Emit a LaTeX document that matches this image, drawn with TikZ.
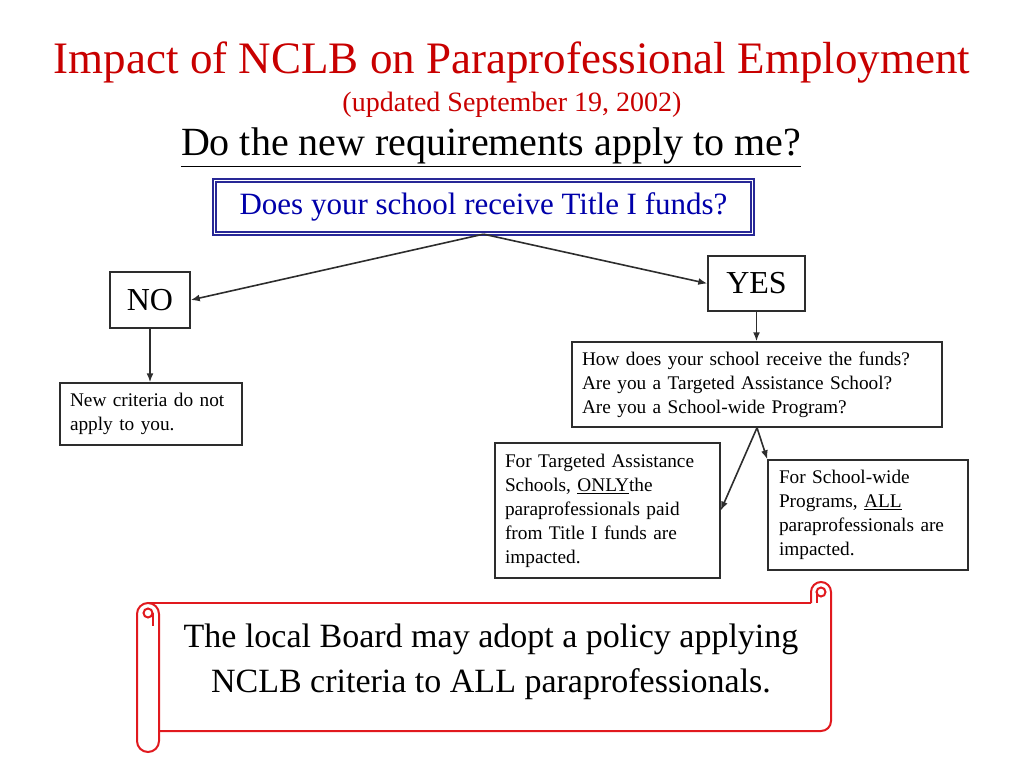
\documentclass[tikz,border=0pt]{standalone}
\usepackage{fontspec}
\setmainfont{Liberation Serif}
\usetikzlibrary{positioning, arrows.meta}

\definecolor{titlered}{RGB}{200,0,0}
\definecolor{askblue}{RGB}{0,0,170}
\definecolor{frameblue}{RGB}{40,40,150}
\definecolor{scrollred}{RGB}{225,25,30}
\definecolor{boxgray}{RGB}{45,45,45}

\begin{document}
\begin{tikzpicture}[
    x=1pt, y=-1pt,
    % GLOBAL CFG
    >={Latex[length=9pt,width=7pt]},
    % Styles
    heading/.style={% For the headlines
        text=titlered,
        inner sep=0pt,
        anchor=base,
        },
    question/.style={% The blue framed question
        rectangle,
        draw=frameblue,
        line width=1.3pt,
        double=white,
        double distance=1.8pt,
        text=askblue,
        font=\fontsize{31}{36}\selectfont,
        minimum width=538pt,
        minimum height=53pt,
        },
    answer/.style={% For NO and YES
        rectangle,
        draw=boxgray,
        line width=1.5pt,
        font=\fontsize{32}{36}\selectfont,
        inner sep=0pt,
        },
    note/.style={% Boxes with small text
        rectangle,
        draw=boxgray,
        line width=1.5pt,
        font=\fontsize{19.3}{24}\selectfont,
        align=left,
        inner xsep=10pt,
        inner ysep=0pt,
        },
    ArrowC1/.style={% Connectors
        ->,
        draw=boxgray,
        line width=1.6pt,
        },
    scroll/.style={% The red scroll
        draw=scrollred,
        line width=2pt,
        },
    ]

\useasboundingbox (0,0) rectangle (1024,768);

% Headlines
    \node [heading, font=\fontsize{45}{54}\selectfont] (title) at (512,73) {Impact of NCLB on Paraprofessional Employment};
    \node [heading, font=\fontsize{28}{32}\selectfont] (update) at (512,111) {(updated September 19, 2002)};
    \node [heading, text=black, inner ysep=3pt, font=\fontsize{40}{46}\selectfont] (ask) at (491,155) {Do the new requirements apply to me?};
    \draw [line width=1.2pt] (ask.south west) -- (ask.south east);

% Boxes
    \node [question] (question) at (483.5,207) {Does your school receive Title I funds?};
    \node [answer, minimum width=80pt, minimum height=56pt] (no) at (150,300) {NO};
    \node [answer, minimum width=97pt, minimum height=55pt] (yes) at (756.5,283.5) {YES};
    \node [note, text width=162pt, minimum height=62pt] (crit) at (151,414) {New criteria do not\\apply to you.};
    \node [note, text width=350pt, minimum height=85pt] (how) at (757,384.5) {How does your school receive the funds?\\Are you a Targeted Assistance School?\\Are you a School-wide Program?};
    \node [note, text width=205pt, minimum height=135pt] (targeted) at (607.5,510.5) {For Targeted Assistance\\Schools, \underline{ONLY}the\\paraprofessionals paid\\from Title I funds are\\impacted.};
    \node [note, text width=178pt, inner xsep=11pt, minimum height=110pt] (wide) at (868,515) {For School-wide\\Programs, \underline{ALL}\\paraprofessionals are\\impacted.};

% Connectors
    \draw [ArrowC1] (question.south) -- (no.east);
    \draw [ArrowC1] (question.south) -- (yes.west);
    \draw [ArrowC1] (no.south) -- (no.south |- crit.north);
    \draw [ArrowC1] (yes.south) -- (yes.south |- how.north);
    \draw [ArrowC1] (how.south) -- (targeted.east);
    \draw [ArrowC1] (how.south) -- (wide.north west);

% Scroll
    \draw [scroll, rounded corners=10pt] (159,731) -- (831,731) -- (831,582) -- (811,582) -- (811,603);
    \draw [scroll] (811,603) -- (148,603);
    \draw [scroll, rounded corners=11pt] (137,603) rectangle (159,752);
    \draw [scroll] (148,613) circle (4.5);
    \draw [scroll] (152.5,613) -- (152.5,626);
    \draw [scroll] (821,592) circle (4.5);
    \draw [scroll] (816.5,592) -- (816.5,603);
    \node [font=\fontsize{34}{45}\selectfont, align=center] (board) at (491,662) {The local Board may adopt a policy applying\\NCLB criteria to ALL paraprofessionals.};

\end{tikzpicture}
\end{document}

==

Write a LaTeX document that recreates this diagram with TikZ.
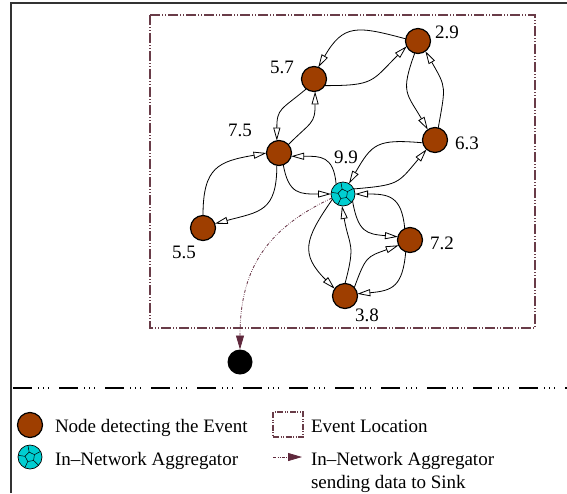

--

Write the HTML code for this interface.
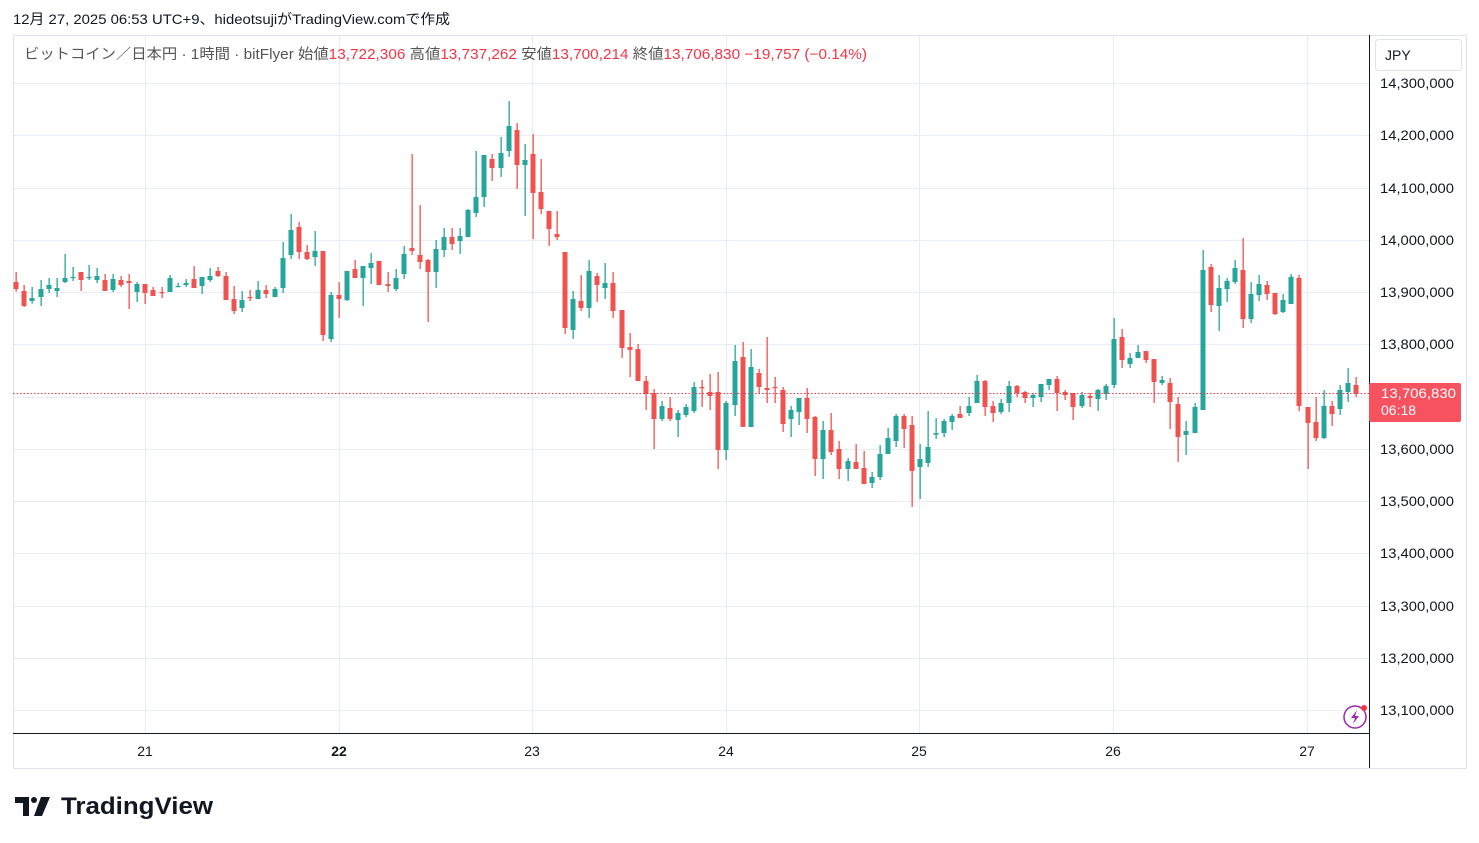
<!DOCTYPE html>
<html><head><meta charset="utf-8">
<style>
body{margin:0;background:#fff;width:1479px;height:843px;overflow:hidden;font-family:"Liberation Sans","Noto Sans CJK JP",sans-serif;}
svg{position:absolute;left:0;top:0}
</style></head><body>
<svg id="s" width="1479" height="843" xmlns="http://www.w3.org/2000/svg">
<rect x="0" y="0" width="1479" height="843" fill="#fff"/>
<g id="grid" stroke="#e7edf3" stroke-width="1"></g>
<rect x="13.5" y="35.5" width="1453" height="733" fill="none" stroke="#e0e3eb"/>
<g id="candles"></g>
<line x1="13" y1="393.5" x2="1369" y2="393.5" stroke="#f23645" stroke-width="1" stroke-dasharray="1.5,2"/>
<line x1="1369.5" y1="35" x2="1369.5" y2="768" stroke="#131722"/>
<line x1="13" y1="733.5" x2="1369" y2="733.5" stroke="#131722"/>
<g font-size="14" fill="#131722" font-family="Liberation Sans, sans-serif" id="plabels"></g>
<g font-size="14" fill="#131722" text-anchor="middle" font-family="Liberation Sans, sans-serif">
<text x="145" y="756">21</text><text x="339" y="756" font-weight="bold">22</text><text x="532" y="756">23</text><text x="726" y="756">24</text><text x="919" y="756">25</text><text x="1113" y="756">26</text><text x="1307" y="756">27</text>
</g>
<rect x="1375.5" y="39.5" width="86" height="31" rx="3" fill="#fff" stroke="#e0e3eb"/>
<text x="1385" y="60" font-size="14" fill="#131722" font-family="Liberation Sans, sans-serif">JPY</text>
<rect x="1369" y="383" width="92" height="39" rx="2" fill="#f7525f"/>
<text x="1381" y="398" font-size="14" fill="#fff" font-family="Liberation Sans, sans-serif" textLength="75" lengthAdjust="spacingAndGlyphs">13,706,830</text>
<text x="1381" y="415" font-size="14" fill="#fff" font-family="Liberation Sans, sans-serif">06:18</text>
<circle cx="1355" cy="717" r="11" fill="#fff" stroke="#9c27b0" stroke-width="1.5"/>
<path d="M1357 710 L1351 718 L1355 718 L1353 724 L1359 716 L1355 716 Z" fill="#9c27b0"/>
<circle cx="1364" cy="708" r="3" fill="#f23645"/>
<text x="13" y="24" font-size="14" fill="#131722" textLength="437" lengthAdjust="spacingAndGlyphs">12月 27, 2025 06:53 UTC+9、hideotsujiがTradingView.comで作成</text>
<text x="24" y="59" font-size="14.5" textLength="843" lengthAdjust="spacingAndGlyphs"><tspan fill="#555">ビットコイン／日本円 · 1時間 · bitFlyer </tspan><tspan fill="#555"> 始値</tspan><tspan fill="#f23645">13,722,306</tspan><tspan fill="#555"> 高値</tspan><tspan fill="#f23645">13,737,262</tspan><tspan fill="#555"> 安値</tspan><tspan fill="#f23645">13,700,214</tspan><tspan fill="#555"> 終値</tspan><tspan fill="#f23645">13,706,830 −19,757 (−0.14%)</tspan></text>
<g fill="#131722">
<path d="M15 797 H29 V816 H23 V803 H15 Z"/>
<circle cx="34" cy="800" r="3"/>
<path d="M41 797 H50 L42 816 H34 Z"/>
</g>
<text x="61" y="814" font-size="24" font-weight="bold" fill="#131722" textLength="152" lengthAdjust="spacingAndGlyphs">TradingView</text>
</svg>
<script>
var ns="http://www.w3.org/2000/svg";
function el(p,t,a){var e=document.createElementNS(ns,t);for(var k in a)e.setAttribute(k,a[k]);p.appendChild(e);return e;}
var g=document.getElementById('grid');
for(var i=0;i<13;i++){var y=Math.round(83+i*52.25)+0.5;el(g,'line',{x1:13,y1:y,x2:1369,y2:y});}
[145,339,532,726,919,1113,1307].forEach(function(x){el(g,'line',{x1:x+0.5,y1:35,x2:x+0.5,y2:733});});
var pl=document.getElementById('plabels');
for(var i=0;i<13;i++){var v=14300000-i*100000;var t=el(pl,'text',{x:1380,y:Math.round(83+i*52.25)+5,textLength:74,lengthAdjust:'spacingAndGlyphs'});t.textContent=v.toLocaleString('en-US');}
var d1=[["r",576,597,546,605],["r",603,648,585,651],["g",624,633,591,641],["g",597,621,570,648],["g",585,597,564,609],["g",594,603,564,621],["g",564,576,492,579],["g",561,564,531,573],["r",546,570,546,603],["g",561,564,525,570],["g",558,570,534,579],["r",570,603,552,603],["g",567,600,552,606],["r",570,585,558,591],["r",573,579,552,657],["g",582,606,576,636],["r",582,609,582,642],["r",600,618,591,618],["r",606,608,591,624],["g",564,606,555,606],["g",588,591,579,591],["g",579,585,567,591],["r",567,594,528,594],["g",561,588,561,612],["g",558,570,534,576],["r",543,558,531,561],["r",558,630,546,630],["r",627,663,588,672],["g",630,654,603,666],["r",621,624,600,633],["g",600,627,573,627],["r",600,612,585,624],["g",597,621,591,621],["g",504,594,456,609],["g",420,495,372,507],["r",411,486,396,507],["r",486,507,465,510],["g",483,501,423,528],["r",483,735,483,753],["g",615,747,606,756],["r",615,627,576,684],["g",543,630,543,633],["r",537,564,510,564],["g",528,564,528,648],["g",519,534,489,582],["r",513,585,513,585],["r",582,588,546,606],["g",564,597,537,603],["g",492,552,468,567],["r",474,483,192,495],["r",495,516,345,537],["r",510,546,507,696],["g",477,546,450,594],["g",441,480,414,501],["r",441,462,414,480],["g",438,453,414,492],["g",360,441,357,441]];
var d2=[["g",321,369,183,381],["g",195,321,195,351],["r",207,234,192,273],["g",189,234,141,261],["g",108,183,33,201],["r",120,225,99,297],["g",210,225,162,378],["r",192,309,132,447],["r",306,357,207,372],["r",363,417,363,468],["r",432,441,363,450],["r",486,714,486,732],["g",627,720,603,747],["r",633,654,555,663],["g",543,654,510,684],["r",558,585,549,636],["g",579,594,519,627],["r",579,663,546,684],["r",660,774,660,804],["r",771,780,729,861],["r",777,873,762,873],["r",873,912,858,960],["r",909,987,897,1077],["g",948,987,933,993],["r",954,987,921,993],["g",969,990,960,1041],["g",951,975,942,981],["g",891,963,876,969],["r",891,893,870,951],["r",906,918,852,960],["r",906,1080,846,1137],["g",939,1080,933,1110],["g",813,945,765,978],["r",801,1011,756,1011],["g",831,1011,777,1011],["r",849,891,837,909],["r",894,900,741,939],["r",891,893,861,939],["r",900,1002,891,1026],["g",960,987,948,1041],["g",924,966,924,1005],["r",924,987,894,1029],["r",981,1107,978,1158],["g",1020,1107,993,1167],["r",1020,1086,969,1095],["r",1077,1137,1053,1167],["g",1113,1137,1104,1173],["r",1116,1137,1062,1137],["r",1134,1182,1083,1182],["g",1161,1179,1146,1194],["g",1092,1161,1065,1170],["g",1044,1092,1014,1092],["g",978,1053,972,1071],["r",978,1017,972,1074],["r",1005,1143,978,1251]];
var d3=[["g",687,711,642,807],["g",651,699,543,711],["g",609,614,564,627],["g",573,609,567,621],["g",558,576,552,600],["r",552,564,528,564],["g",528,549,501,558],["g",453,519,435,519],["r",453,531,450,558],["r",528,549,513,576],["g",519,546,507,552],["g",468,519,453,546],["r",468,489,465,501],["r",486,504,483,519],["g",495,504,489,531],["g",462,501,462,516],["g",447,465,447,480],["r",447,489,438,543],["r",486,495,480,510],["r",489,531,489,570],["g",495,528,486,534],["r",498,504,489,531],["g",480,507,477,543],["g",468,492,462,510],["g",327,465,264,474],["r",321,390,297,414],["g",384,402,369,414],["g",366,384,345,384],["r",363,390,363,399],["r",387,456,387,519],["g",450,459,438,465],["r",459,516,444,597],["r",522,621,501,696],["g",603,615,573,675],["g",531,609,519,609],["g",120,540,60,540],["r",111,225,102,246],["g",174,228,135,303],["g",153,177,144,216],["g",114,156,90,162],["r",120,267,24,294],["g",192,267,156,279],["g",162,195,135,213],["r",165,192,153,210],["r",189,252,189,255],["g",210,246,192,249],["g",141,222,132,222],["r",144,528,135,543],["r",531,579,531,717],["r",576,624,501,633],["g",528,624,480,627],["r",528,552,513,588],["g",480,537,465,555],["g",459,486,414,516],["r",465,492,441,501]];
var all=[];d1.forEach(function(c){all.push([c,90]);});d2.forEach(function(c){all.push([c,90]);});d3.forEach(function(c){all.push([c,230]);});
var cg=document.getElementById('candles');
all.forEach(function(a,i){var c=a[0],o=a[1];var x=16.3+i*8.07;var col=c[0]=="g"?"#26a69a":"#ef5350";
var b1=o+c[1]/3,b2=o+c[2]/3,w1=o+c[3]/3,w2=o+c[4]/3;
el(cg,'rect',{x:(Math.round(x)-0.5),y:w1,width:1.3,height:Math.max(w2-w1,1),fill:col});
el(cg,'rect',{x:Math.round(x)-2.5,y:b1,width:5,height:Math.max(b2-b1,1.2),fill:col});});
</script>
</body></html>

» Objective: Gather every line from the listing above in which "that" appears, and copy those lines.

» Final result:
Emit a LaTeX document that matches this image, drawn with TikZ.
Write a LaTeX document that recreates this diagram with TikZ.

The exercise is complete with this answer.